John Simpson, the group’s consumer advocate, also objected to the report’s proposal to open the new office for privacy policy within the Commerce Department, suggesting that such an arrangement would set up a “fundamental conflict of interest” given that the Commerce Department’s job is to promote business rather than protect consumers. “We are talking about consumers’ data and their right to privacy, not about a business commodity,” Simpson said. “This is an early Christmas gift to the data collection industry.”

The report comes just two weeks after the Federal Trade Commission issued what many advocates consider a much stronger document calling for a slew of new privacy regulations, including the establishment of a “Do Not Track” mechanism that would allow consumers to opt out of data collection by Internet companies, similar to the widely popular “Do Not Call” registry. The mechanism would most likely exist as a button on consumers’ Internet browsers.

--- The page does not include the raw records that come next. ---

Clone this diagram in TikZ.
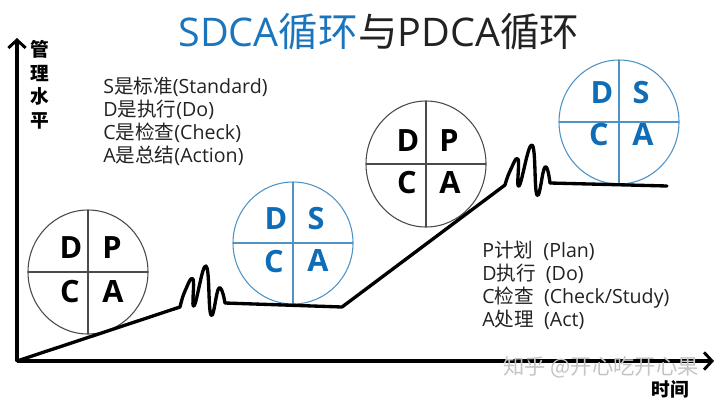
\documentclass[tikz,border=0pt]{standalone}
\usepackage{fontspec}
\setmainfont{Open Sans}
\newfontfamily\cjk{Noto Sans CJK SC}
\usetikzlibrary{arrows.meta}

\definecolor{titleBlue}{HTML}{1B75BC}
\definecolor{letterBlue}{HTML}{0F6CB6}
\definecolor{ringBlue}{HTML}{4F93C4}
\definecolor{ringGray}{HTML}{4A4A4A}
\definecolor{textGray}{HTML}{222222}
\definecolor{markGray}{HTML}{C4C4C4}

\tikzset{
    axisLine/.style={black, line width=2.4pt, -{Straight Barb[length=6pt,width=13pt,line width=2.2pt]}},
    trendLine/.style={black, line width=2.5pt, line join=round, line cap=round},
    noteText/.style={anchor=north west, align=left, inner sep=0pt, text=textGray, font=\fontsize{14.7}{17.25}\selectfont},
    pdcaLetter/.style={black, inner sep=0pt, font=\fontsize{23}{23}\selectfont\bfseries},
    sdcaLetter/.style={letterBlue, inner sep=0pt, font=\fontsize{23}{23}\selectfont\bfseries},
    axisText/.style={black, inner sep=0pt, align=center, font=\fontsize{14}{17.6}\selectfont\cjk\bfseries}
}

\begin{document}
\begin{tikzpicture}[x=0.75pt, y=-0.75pt]
    \useasboundingbox (0,0) rectangle (720,400);

    \node[inner sep=0pt, text=titleBlue, anchor=east, font=\fontsize{29.6}{29.6}\selectfont] (titleLeft) at (358,32) {SDCA{\cjk 循环}};
    \node[inner sep=0pt, text=textGray, anchor=west, font=\fontsize{29.6}{29.6}\selectfont] (titleRight) at (titleLeft.east) {{\cjk 与}PDCA{\cjk 循环}};

    \node[noteText] (sdcaNote) at (103,77) {S{\cjk 是标准}(Standard)\\D{\cjk 是执行}(Do)\\C{\cjk 是检查}(Check)\\A{\cjk 是总结}(Action)};
    \node[noteText] (pdcaNote) at (482,241) {P{\cjk 计划}\ \ (Plan)\\D{\cjk 执行}\ \ (Do)\\C{\cjk 检查}\ \ (Check/Study)\\A{\cjk 处理}\ \ (Act)};

    \draw[ringGray, line width=0.8pt] (88,272) ellipse (60 and 62);
    \draw[ringGray, line width=0.8pt] (28,272) -- (148,272);
    \draw[ringGray, line width=0.8pt] (88,210) -- (88,334);
    \node[pdcaLetter] (firstD) at (71,248) {D};
    \node[pdcaLetter] (firstP) at (112,248) {P};
    \node[pdcaLetter] (firstC) at (70,292) {C};
    \node[pdcaLetter] (firstA) at (113,292) {A};

    \draw[ringBlue, line width=0.8pt] (293,243) ellipse (60 and 61);
    \draw[ringBlue, line width=0.8pt] (233,243) -- (353,243);
    \draw[ringBlue, line width=0.8pt] (293,182) -- (293,304);
    \node[sdcaLetter] (secondD) at (276,219) {D};
    \node[sdcaLetter] (secondS) at (316,219) {S};
    \node[sdcaLetter] (secondC) at (274,262) {C};
    \node[sdcaLetter] (secondA) at (318,261) {A};

    \draw[ringGray, line width=0.8pt] (426,164) ellipse (60 and 63);
    \draw[ringGray, line width=0.8pt] (366,164) -- (486,164);
    \draw[ringGray, line width=0.8pt] (426,101) -- (426,227);
    \node[pdcaLetter] (thirdD) at (408,141) {D};
    \node[pdcaLetter] (thirdP) at (449,141) {P};
    \node[pdcaLetter] (thirdC) at (407,183) {C};
    \node[pdcaLetter] (thirdA) at (450,183) {A};

    \draw[ringBlue, line width=0.8pt] (619,122) ellipse (60 and 62);
    \draw[ringBlue, line width=0.8pt] (559,122) -- (679,122);
    \draw[ringBlue, line width=0.8pt] (619,60) -- (619,184);
    \node[sdcaLetter] (fourthD) at (602,93) {D};
    \node[sdcaLetter] (fourthS) at (641,93) {S};
    \node[sdcaLetter] (fourthC) at (599,135) {C};
    \node[sdcaLetter] (fourthA) at (643,135) {A};

    \coordinate (origin) at (17,361);
    \coordinate (yTip) at (17,38);
    \coordinate (xTip) at (714,361);
    \coordinate (firstRise) at (180,307);
    \coordinate (firstFlat) at (225,303);
    \coordinate (secondBend) at (342,307);
    \coordinate (secondRise) at (505,185);
    \coordinate (secondFlat) at (550,183);
    \coordinate (lineEnd) at (667,186);

    \draw[axisLine] (origin) -- (yTip);
    \draw[axisLine] (origin) -- (xTip);

    \draw[trendLine] (origin) -- (firstRise);
    \draw[trendLine] plot[smooth, tension=0.8] coordinates {(180,307) (185,291) (193,279) (194,306) (206,266) (211,315) (219,288) (225,303)};
    \draw[trendLine] (firstFlat) -- (secondBend) -- (secondRise);
    \draw[trendLine] plot[smooth, tension=0.8] coordinates {(505,185) (510,171) (518,159) (519,186) (532,145) (537,195) (545,167) (550,183)};
    \draw[trendLine] (secondFlat) -- (lineEnd);

    \node[axisText] (yLabel) at (40,85) {管\\理\\水\\平};
    \node[axisText] (xLabel) at (670,389) {时间};
    \node[inner sep=0pt, text=markGray, anchor=west, font=\fontsize{16}{16}\selectfont\cjk] (watermark) at (503,367) {知乎 @开心吃开心果};
\end{tikzpicture}
\end{document}
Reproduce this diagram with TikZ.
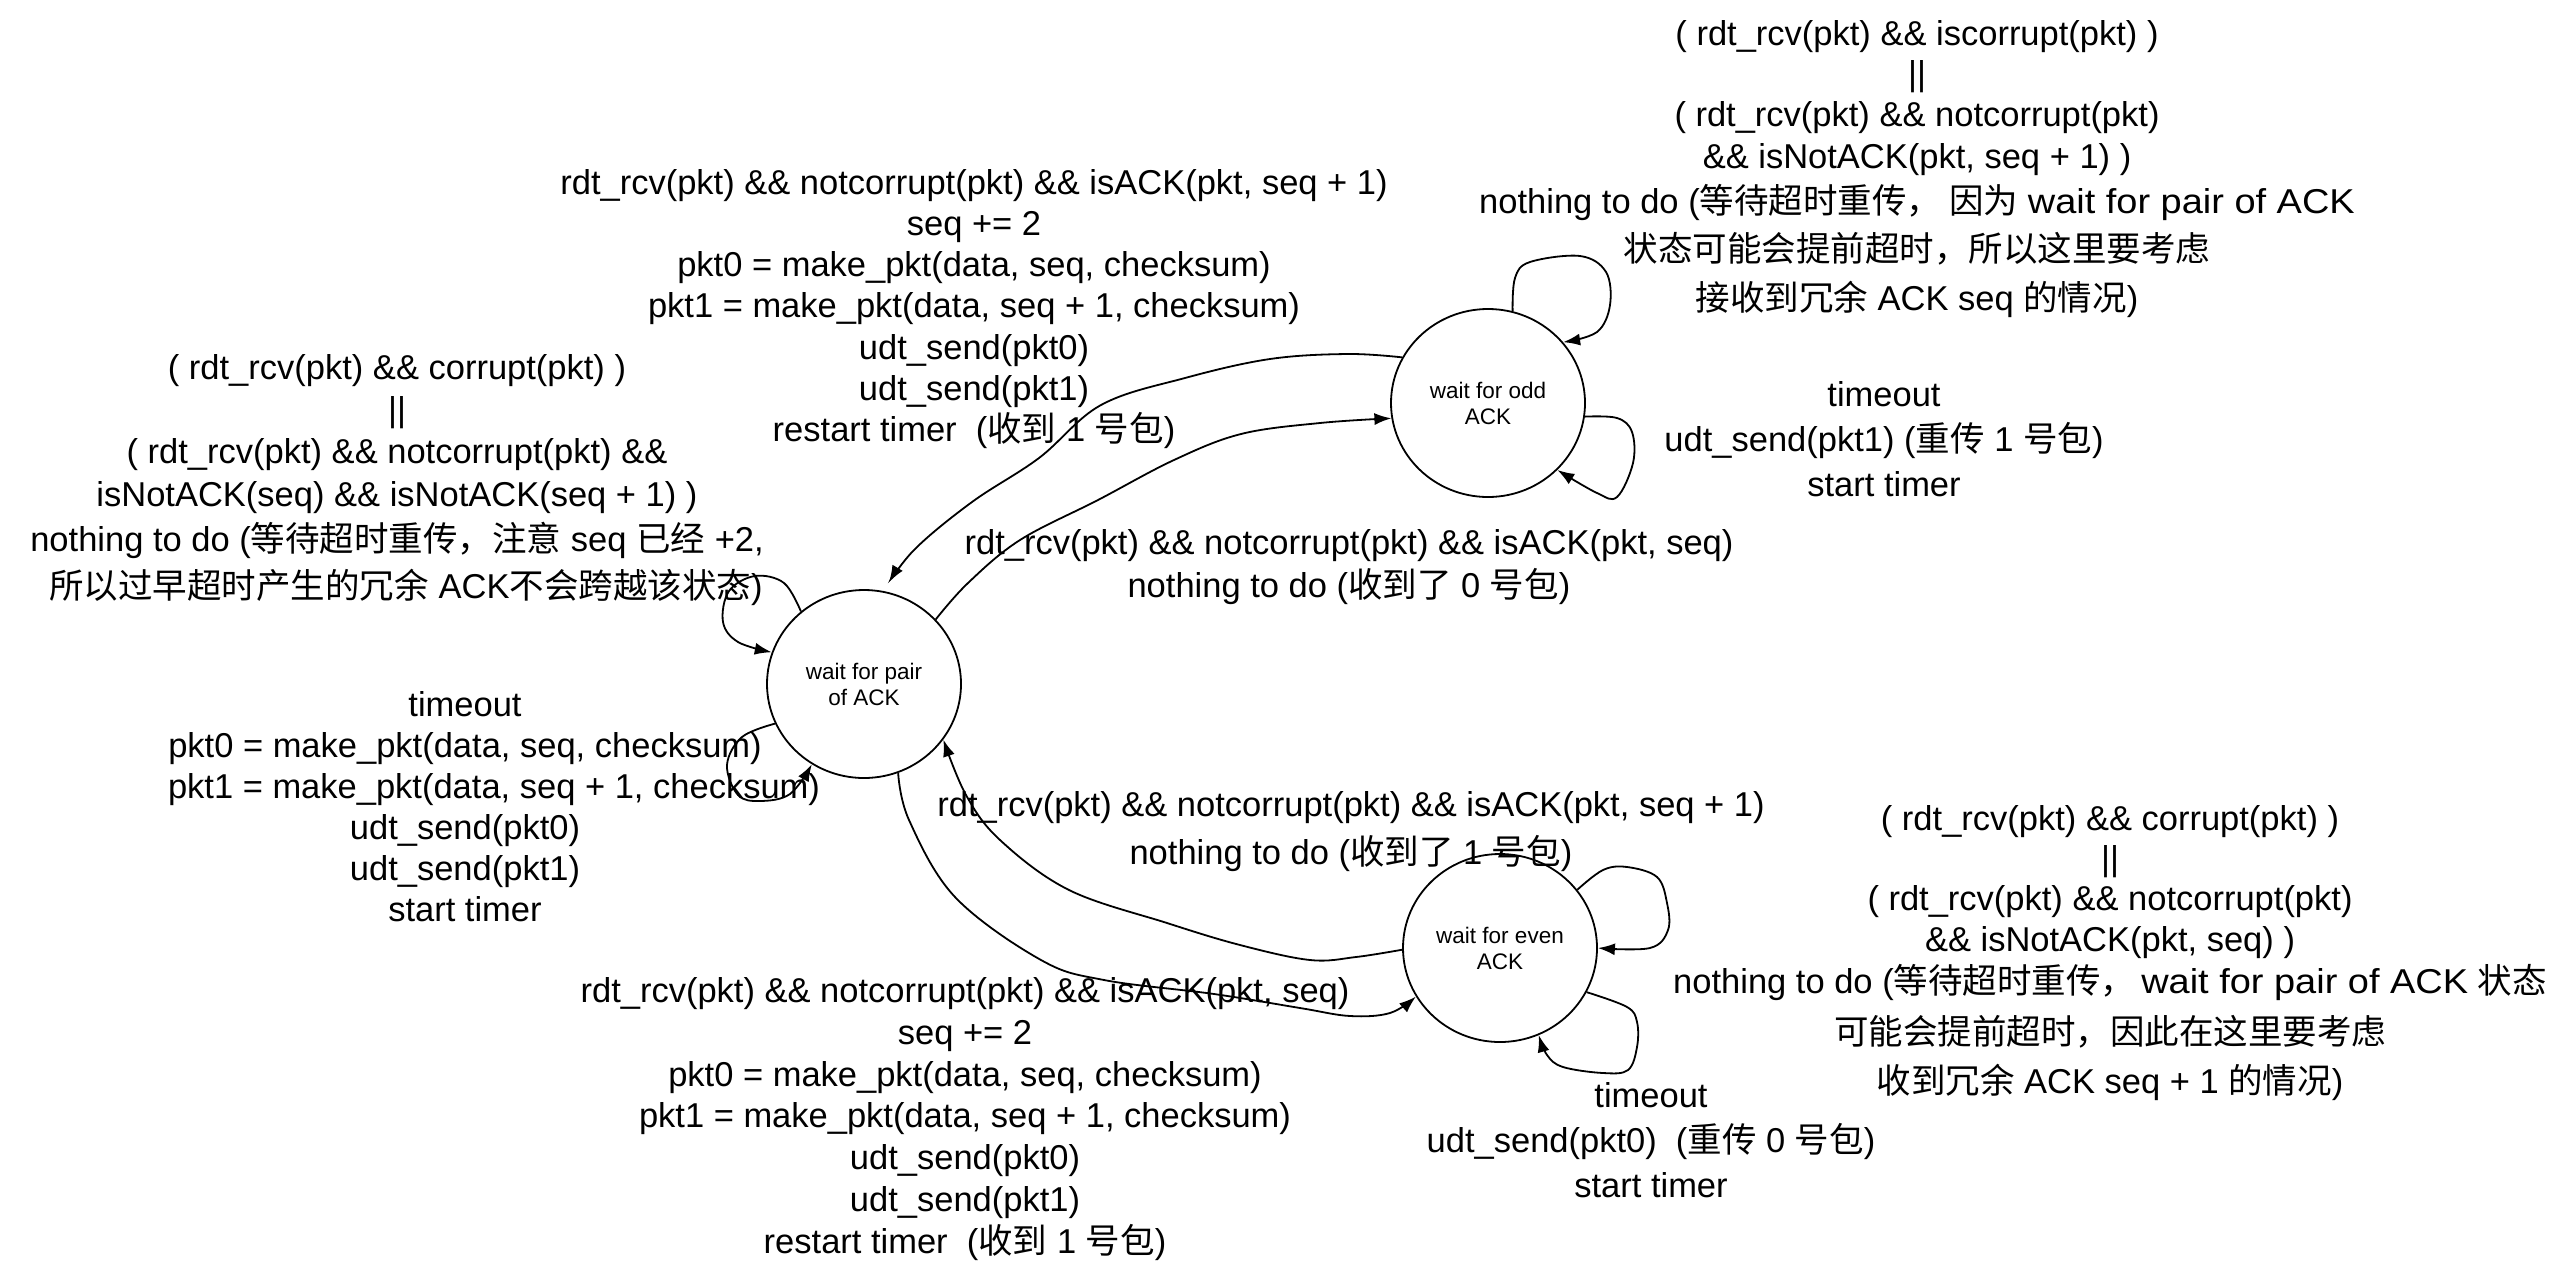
\documentclass[tikz,border=0pt]{standalone}
\usepackage{fontspec}
\usepackage{graphicx}
\setmainfont{Liberation Sans}
\newfontfamily\cjkfont{Noto Sans CJK SC}
\usetikzlibrary{arrows.meta,shapes.geometric}
\newcommand\zh[1]{{\cjkfont #1}}
\newcommand\wide[1]{\scalebox{1.1}[1]{#1}}

\begin{document}
\begin{tikzpicture}[x=1pt,y=-1pt,
  state/.style={draw, ellipse, line width=1.8pt, minimum width=194pt,
    minimum height=188pt, inner sep=0pt, align=center,
    font=\fontsize{22.5}{26}\selectfont},
  lbl/.style={align=center, inner sep=0pt},
  txt/.style={font=\fontsize{34.5}{#1}\selectfont},
  edge/.style={line width=1.8pt, -{Latex[length=17pt,width=12pt]}},
  smoothline/.style={smooth, tension=0.6},
]
\fill[white] (0,0) rectangle (2555,1272);
\useasboundingbox (0,0) rectangle (2555,1272);

% states
\node[state] (pair) at (864,684) {wait for pair\\of ACK};
\node[state] (odd)  at (1488,403) {wait for odd\\ACK};
\node[state] (even) at (1500,948) {wait for even\\ACK};

% self loops of "wait for pair of ACK"
\draw[edge] plot[smoothline] coordinates {(pair.131) (784,583) (755,576) (729,591) (723,622) (738,642) (pair.161)};
\draw[edge] plot[smoothline] coordinates {(pair.204) (742,737) (727,765) (738,795) (760,801) (790,794) (pair.237)};

% transitions between pair and odd
\draw[edge, shorten >=10pt] plot[smoothline] coordinates {(odd.152) (1348,354) (1270,359) (1185,378) (1101,405) (1039,458) (972,502) (914,550) (pair.78)};
\draw[edge] plot[smoothline] coordinates {(pair.42) (968,583) (1020,540) (1098,500) (1174,460) (1241,434) (1320,423) (odd.189)};

% self loops of "wait for odd ACK"
\draw[edge] plot[smoothline] coordinates {(odd.75) (1515,278) (1530,262) (1580,256) (1606,272) (1610,305) (1597,332) (odd.39)};
\draw[edge] plot[smoothline] coordinates {(odd.-8) (1617,418) (1632,432) (1633,463) (1617,497) (1597,493) (odd.-44)};

% self loops of "wait for even ACK"
\draw[edge] plot[smoothline] coordinates {(even.37) (1603,870) (1627,867) (1657,877) (1667,903) (1668,930) (1650,948) (even.0)};
\draw[edge] plot[smoothline] coordinates {(even.-27) (1627,1007) (1637,1022) (1637,1047) (1628,1070) (1603,1073) (1563,1067) (1547,1055) (even.-66)};

% transitions between pair and even
\draw[edge] plot[smoothline] coordinates {(pair.-69) (909,820) (955,897) (1041,960) (1104,980) (1214,994) (1300,1008) (1350,1016) (1390,1013) (even.210)};
\draw[edge] plot[smoothline] coordinates {(even.181) (1356,957) (1310,960) (1240,945) (1167,923) (1069,890) (1000,840) (966,795) (pair.-35)};

% transition labels
\node[lbl, txt=41.3] (toOdd) at (974,309) {rdt\_rcv(pkt) \&\& notcorrupt(pkt) \&\& isACK(pkt, seq + 1)\\
seq += 2\\
pkt0 = make\_pkt(data, seq, checksum)\\
pkt1 = make\_pkt(data, seq + 1, checksum)\\
udt\_send(pkt0)\\
udt\_send(pkt1)\\
restart timer\ \ (\zh{收到} 1 \zh{号包})};

\node[lbl, txt=42] (pairStay) at (397,480) {( rdt\_rcv(pkt) \&\& corrupt(pkt) )\\
||\\
( rdt\_rcv(pkt) \&\& notcorrupt(pkt) \&\&\\[1pt]
isNotACK(seq) \&\& isNotACK(seq + 1) )\\[3pt]
nothing to do (\zh{等待超时重传，注意} seq \zh{已经} +2,\hspace*{28pt}\\[5pt]
\hspace*{18pt}\zh{所以过早超时产生的冗余} ACK\zh{不会跨越该状态})};

\node[lbl, txt=41] (pairTimeout) at (465,807) {timeout\\
pkt0 = make\_pkt(data, seq, checksum)\\
\hspace*{58pt}pkt1 = make\_pkt(data, seq + 1, checksum)\\
udt\_send(pkt0)\\
udt\_send(pkt1)\\
start timer};

\node[lbl, txt=43] (oddBack) at (1349,567) {rdt\_rcv(pkt) \&\& notcorrupt(pkt) \&\& isACK(pkt, seq)\\
nothing to do (\zh{收到了} 0 \zh{号包})};

\node[lbl, txt=48] (evenBack) at (1351,832) {rdt\_rcv(pkt) \&\& notcorrupt(pkt) \&\& isACK(pkt, seq + 1)\\
nothing to do (\zh{收到了} 1 \zh{号包})};

\node[lbl, txt=41.8] (toEven) at (965,1119) {rdt\_rcv(pkt) \&\& notcorrupt(pkt) \&\& isACK(pkt, seq)\\
seq += 2\\
pkt0 = make\_pkt(data, seq, checksum)\\
pkt1 = make\_pkt(data, seq + 1, checksum)\\
udt\_send(pkt0)\\
udt\_send(pkt1)\\
restart timer\ \ (\zh{收到} 1 \zh{号包})};

\node[lbl, txt=45] (oddTimeout) at (1884,439) {timeout\\
udt\_send(pkt1) (\zh{重传} 1 \zh{号包})\\
start timer};

\node[lbl, txt=40.5] (oddStay) at (1917,169) {( rdt\_rcv(pkt) \&\& iscorrupt(pkt) )\\
||\\
( rdt\_rcv(pkt) \&\& notcorrupt(pkt)\\[1.5pt]
\&\& isNotACK(pkt, seq + 1) )\\[4.5pt]
nothing to do (\zh{等待超时重传，}\hspace{8pt}\zh{因为} \wide{wait for pair of ACK}\\[7.5pt]
\zh{状态可能会提前超时，所以这里要考虑}\\[8.5pt]
\zh{接收到冗余} ACK seq \zh{的情况})};

\node[lbl, txt=40] (evenStay) at (2110,953) {( rdt\_rcv(pkt) \&\& corrupt(pkt) )\\
||\\
( rdt\_rcv(pkt) \&\& notcorrupt(pkt)\\[1.5pt]
\&\& isNotACK(pkt, seq) )\\[1.5pt]
nothing to do (\zh{等待超时重传，}\hspace{6pt}\wide{wait for pair of ACK} \zh{状态}\\[11pt]
\zh{可能会提前超时，因此在这里要考虑}\\[9pt]
\zh{收到冗余} ACK seq + 1 \zh{的情况})};

\node[lbl, txt=45] (evenTimeout) at (1651,1140) {timeout\\
udt\_send(pkt0)\ \ (\zh{重传} 0 \zh{号包})\\
start timer};
\end{tikzpicture}
\end{document}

In the conference call Thursday, Commerce Department officials would not directly endorse the creation of a “Do Not Track” mechanism, but said they were interested in achieving the same results as the FTC. “‘Do Not Track’ has a lot of attention to it; it also has a wide variety of meanings. The meanings that we’re interested in are about advancing consumer control,” Weitzner said. “We think that the framework that we’ve laid out here, of voluntary enforceable codes of conduct, is an ideal mechanism in which to work out the details.”

In a brief statement Thursday, FTC Chairman Jon Leibowitz welcomed the Commerce Department’s report, but noted that it was focused more on encouraging innovation and job creation than regulating Internet privacy. “It places special emphasis on policies that will preserve the viability of the Internet as it evolves through innovation, transforms the marketplace, and spurs economic growth,” Leibowitz said. “We think it will make a significant contribution to the growing and critical debate about how best to protect the privacy of American consumers.”